Vari leader si erano presentati all’appuntamento spargendo ottimismo. «Sono assolutamente certo – dichiarava il cancelliere tedesco Olaf Scholz – che possiamo raggiungere un’intesa in tempi brevissimi. È importante che decidiamo in fretta perché siamo in tempi difficili». Scholz ribadisce però una condizione: «Al Parlamento Europeo non dovrà esserci un sostegno per la presidente della Commissione basata su partiti populisti di destra e sinistra». La vede così anche il presidente francese Emmanuel Macron. L’idea che si consolida è la ripetizione della “coalizione Ursula” e cioè Popolari, Socialisti e democratici e i liberali-macroniani di Renew. Insieme avrebbero 403 voti, 42 in più rispetto alla maggioranza necessaria dei 361 voti. Il problema è il rischio di “franchi tiratori” in aula, motivo per cui Von der Leyen occhieggiava a Fdi (mentre si sono proposti i Verdi). «Non è mio compito convincere Giorgia Meloni – afferma il premier polacco Donald Tusk -, ora abbiamo una maggioranza costituita dai partiti di centro, i socialdemocratici, il Ppe, i liberali e alcuni gruppi più piccoli. La mia sensazione è che sia più che sufficiente>.

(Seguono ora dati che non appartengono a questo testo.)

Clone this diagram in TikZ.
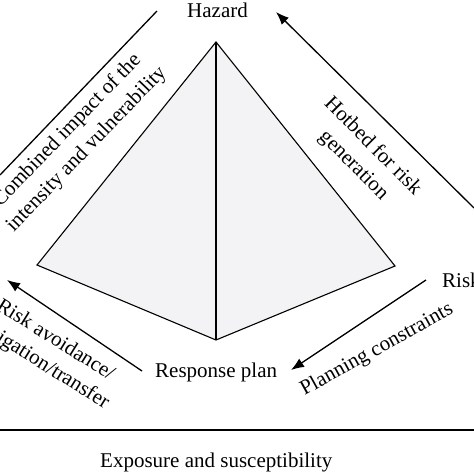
\documentclass[tikz,border=0pt]{standalone}
\usepackage{fontspec}
\setmainfont{Liberation Serif}
\usetikzlibrary{arrows.meta}
\begin{document}
\begin{tikzpicture}[x=1pt,y=-1pt,
  lbl/.style={inner sep=0pt,font=\fontsize{21}{27}\selectfont},
  rlbl/.style={lbl,align=center},
  edge/.style={line width=1.1pt,line join=miter},
  arr/.style={line width=1.3pt,-{Latex[length=13pt,width=10pt]}}]
\useasboundingbox (0,0) rectangle (474,474);
% pyramid
\coordinate (apex) at (216,42);
\coordinate (lv) at (37,265);
\coordinate (bv) at (216,340);
\coordinate (rv) at (395,266);
\filldraw[edge,fill={rgb,255:red,243;green,243;blue,245}] (apex) -- (lv) -- (bv) -- (rv) -- cycle;
\draw[edge] (apex) -- (bv);
% labels
\node[lbl,anchor=base west] (hazard) at (187,17) {Hazard};
\node[lbl,anchor=base west] (risk) at (442,287) {Risk};
\node[lbl,anchor=base west] (resp) at (155,377) {Response plan};
\node[lbl,anchor=base west] (expo) at (100,467) {Exposure and susceptibility};
\node[rlbl,rotate=46] (comb) at (77,140) {Combined impact of the\\intensity and vulnerability};
\node[rlbl,rotate=-45] (hot) at (363,156) {Hotbed for risk\\generation};
\node[rlbl,rotate=-32] (avoid) at (48,352) {Risk avoidance/\\mitigation/transfer};
\node[lbl,rotate=29] (plan) at (377,350) {Planning constraints};
% connectors
\coordinate (l1) at (0,175);
\coordinate (l2) at (157,11);
\draw[line width=1.3pt] (l1) -- (l2);
\coordinate (r1) at (474,208);
\coordinate (r2) at (276,12);
\draw[arr] (r1) -- (r2);
\coordinate (a1) at (142,371);
\coordinate (a2) at (7,280);
\draw[arr] (a1) -- (a2);
\coordinate (p1) at (426,280);
\coordinate (p2) at (291,370);
\draw[arr] (p1) -- (p2);
\coordinate (h1) at (0,430);
\coordinate (h2) at (474,430);
\draw[line width=1.8pt] (h1) -- (h2);
\end{tikzpicture}
\end{document}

Non a caso, la serata si è aperta con una lunga riunione, che ha portato a un ritardo dell’avvio della cena, dei negoziatori per le nomine: il premier spagnolo Pedro Sánchez e Scholz per i socialisti, Tusk e il premier greco Kyriakos Mitsotakis per il Ppe, e, per Renew, Macron e il premier olandese Mark Rutte. Proprio il continuo vedersi e rivedersi tra popolari, socialisti e liberali sarebbe uno dei motivi per cui la stessa Meloni avrebbe preso tempo e impedito di fatto il raggiuntimento di un accordo in tempi rapidissimi.

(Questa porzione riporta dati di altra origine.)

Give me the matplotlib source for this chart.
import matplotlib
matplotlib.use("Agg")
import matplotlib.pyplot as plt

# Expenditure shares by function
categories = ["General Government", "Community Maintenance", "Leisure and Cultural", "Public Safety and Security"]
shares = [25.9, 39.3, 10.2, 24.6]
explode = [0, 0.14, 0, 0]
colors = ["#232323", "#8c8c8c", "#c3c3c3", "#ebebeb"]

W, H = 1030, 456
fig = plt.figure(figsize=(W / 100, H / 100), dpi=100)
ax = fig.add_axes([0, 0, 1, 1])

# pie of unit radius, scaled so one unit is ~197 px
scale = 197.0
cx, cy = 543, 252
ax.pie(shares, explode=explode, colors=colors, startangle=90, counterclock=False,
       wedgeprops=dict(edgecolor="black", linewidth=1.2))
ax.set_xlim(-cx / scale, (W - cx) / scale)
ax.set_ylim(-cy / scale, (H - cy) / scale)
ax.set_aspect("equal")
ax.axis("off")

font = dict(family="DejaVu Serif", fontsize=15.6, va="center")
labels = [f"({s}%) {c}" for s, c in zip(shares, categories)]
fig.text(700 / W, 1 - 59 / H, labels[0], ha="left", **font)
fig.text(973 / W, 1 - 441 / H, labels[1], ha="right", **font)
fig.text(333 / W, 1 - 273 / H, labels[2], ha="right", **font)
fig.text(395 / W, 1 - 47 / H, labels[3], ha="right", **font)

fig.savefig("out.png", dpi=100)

In gioco è un pacchetto che deve tener conto dei delicati equilibri tra le famiglie politiche. Il Ppe ha vinto e nessuno mette in discussione che debba indicare il presidente della Commissione. E visto che Ursula von der Leyen era la «candidata di punta» del Ppe, i popolari pretendono la sua conferma. Per il posto di presidente del Consiglio Europeo ieri sera restava in pole position l’ex premier portoghese Antonio Costa, socialista, appoggiato dal suo successore di centro-destra Luis Montenegro. Qualche dubbio nel Ppe (anche Tajani, per il quale «non è fermo sull’Ucraina») rimane, visto un suo presunto coinvolgimento in uno scandalo di corruzione. Le accuse si sono sgonfiate, ma Tusk ha chiesto «un chiarimento». Qui però si è aggiunto un altro problema: i popolari chiedono ora che, scaduti i due anni e mezzo del mandato del presidente del Consiglio Europeo, il posto passi a un popolare, visto oltretutto che nello stesso periodo dovrebbe succedere un socialista alla popolare Roberta Metsola (la cui conferma è data come quasi certa) alla presidenza del Parlamento Europeo. Per i liberali si conferma favorita la premier estone Kaja Kallas come Alto rappresentante Ue, anche se rimangono dubbi per le sue posizioni fissate contro la Russia.